_RECORDED INFORMATION_.

## begin

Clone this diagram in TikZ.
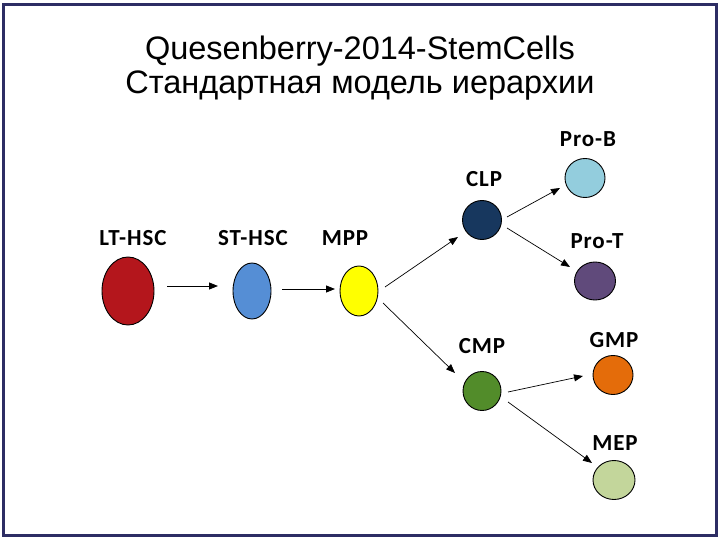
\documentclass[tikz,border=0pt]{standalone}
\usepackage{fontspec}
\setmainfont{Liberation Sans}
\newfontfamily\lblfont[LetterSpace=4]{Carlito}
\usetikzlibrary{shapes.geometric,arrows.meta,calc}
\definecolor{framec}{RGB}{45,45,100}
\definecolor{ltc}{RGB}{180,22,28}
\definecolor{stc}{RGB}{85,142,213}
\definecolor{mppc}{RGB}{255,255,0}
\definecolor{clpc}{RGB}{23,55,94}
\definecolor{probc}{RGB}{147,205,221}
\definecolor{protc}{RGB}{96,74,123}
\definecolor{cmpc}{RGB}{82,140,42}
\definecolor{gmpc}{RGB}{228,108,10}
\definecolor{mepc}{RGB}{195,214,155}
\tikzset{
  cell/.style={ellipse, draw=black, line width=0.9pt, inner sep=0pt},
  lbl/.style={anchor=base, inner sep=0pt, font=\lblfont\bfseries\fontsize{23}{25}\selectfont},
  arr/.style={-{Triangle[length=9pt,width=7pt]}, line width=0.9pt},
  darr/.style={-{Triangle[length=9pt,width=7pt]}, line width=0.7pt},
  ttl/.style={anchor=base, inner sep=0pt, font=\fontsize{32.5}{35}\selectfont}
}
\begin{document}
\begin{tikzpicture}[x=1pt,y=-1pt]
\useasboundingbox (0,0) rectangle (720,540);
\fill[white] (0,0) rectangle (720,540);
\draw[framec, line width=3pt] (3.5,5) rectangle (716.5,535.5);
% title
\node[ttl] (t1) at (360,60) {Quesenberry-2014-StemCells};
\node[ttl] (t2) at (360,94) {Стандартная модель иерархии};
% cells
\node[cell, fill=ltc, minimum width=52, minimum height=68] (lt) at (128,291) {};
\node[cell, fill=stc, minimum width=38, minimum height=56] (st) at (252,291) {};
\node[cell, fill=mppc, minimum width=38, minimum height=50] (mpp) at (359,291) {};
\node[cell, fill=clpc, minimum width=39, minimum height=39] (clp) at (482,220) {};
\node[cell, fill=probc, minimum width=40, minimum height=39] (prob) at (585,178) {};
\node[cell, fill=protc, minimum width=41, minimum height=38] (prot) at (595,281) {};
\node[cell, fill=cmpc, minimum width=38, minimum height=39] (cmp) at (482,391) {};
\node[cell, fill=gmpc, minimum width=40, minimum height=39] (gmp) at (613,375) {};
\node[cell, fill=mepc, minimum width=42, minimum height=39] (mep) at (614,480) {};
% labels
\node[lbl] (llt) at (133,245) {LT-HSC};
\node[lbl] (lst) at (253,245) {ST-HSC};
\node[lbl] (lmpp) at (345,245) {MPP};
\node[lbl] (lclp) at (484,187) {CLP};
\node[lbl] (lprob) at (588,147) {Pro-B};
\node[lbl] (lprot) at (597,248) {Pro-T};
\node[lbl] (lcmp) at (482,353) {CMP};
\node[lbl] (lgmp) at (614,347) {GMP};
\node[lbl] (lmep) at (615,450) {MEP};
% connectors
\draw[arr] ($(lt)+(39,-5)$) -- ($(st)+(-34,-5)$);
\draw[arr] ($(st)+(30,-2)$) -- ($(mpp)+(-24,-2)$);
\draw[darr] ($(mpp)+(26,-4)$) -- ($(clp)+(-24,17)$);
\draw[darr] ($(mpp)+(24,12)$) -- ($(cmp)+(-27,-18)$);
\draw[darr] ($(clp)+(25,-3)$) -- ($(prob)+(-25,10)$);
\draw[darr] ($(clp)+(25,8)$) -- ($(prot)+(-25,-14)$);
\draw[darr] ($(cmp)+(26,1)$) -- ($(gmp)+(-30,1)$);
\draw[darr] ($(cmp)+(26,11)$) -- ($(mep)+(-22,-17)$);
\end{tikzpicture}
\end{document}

## end
## begin

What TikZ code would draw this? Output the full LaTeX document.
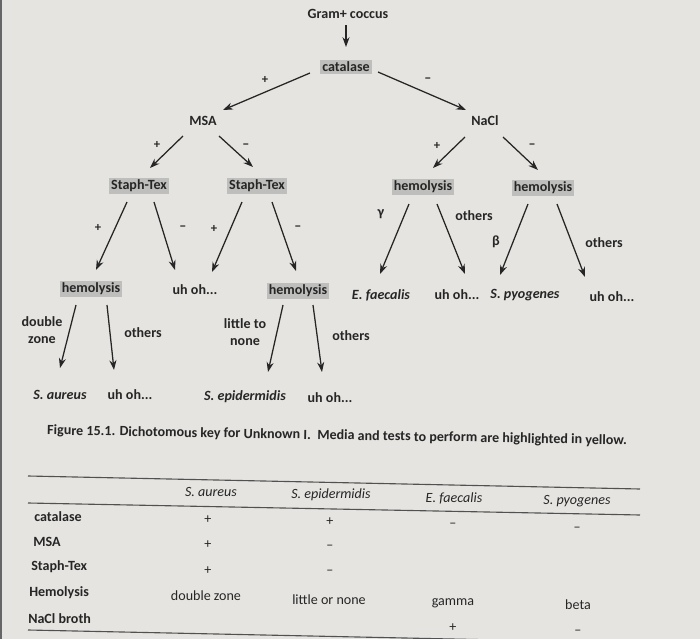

## end

Write out every line of the preceding listing that contains "draw".

_WRITTEN REPLY_.
  cell/.style={ellipse, draw=black, line width=0.9pt, inner sep=0pt},
\draw[framec, line width=3pt] (3.5,5) rectangle (716.5,535.5);
\draw[arr] ($(lt)+(39,-5)$) -- ($(st)+(-34,-5)$);
\draw[arr] ($(st)+(30,-2)$) -- ($(mpp)+(-24,-2)$);
\draw[darr] ($(mpp)+(26,-4)$) -- ($(clp)+(-24,17)$);
\draw[darr] ($(mpp)+(24,12)$) -- ($(cmp)+(-27,-18)$);
\draw[darr] ($(clp)+(25,-3)$) -- ($(prob)+(-25,10)$);
\draw[darr] ($(clp)+(25,8)$) -- ($(prot)+(-25,-14)$);
\draw[darr] ($(cmp)+(26,1)$) -- ($(gmp)+(-30,1)$);
\draw[darr] ($(cmp)+(26,11)$) -- ($(mep)+(-22,-17)$);
What TikZ code would draw this? Output the full LaTeX document.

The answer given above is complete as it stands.